— Material —

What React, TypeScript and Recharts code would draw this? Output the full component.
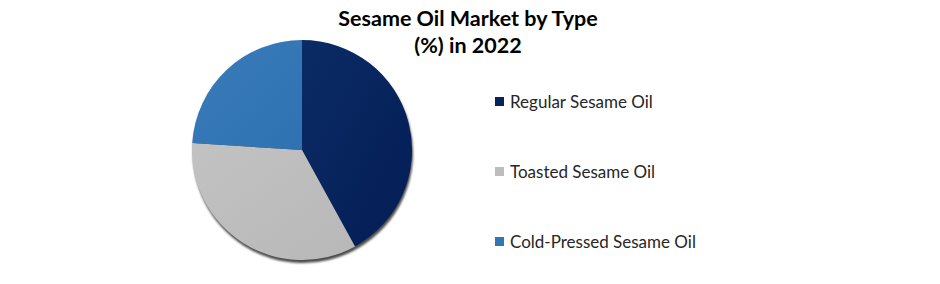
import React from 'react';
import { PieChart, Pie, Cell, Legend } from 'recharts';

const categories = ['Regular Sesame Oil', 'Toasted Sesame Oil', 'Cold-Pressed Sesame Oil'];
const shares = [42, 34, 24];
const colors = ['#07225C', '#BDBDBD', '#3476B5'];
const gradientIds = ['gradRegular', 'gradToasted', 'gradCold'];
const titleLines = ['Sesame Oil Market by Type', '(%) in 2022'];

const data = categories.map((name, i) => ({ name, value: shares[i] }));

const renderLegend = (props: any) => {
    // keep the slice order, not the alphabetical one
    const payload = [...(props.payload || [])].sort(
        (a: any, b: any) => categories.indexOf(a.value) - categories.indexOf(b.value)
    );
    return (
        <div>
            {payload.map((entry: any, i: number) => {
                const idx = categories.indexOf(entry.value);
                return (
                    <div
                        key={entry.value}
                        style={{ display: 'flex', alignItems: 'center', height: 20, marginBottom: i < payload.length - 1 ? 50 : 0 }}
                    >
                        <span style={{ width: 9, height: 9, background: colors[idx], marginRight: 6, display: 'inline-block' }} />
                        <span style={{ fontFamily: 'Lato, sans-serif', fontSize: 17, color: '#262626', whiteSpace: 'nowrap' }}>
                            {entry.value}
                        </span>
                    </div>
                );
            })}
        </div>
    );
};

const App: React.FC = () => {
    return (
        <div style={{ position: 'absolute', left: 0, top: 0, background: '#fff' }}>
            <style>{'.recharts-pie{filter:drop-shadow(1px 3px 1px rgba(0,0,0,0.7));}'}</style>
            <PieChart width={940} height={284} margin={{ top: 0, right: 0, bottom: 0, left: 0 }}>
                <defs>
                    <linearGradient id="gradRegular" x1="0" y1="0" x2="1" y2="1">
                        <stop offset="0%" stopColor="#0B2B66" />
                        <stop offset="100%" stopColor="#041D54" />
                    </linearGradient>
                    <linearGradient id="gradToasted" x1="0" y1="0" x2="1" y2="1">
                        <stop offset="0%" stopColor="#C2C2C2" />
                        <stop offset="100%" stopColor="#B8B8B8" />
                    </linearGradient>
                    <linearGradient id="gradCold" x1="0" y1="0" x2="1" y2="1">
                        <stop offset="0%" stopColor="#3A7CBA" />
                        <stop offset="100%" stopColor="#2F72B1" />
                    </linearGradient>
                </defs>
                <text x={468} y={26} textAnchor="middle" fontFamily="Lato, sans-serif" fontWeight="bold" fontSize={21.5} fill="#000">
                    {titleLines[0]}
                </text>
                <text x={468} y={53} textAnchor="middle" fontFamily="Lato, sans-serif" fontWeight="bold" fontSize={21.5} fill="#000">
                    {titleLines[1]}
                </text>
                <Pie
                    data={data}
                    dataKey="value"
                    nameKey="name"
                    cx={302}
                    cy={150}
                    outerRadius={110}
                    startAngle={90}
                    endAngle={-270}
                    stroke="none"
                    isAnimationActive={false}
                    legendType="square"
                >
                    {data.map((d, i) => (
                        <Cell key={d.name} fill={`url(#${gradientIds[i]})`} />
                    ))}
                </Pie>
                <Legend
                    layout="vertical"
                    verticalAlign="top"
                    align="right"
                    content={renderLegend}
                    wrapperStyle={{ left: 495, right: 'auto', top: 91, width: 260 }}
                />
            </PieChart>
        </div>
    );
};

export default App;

— Work to do —
Repeat the lines of the listing above verbatim, beginning at its first line and ending at the line containing "const data = categories.map((name, i)", which is included. Omit pictures.

— Written reply —
What React, TypeScript and Recharts code would draw this? Output the full component.
import React from 'react';
import { PieChart, Pie, Cell, Legend } from 'recharts';

const categories = ['Regular Sesame Oil', 'Toasted Sesame Oil', 'Cold-Pressed Sesame Oil'];
const shares = [42, 34, 24];
const colors = ['#07225C', '#BDBDBD', '#3476B5'];
const gradientIds = ['gradRegular', 'gradToasted', 'gradCold'];
const titleLines = ['Sesame Oil Market by Type', '(%) in 2022'];

const data = categories.map((name, i) => ({ name, value: shares[i] }));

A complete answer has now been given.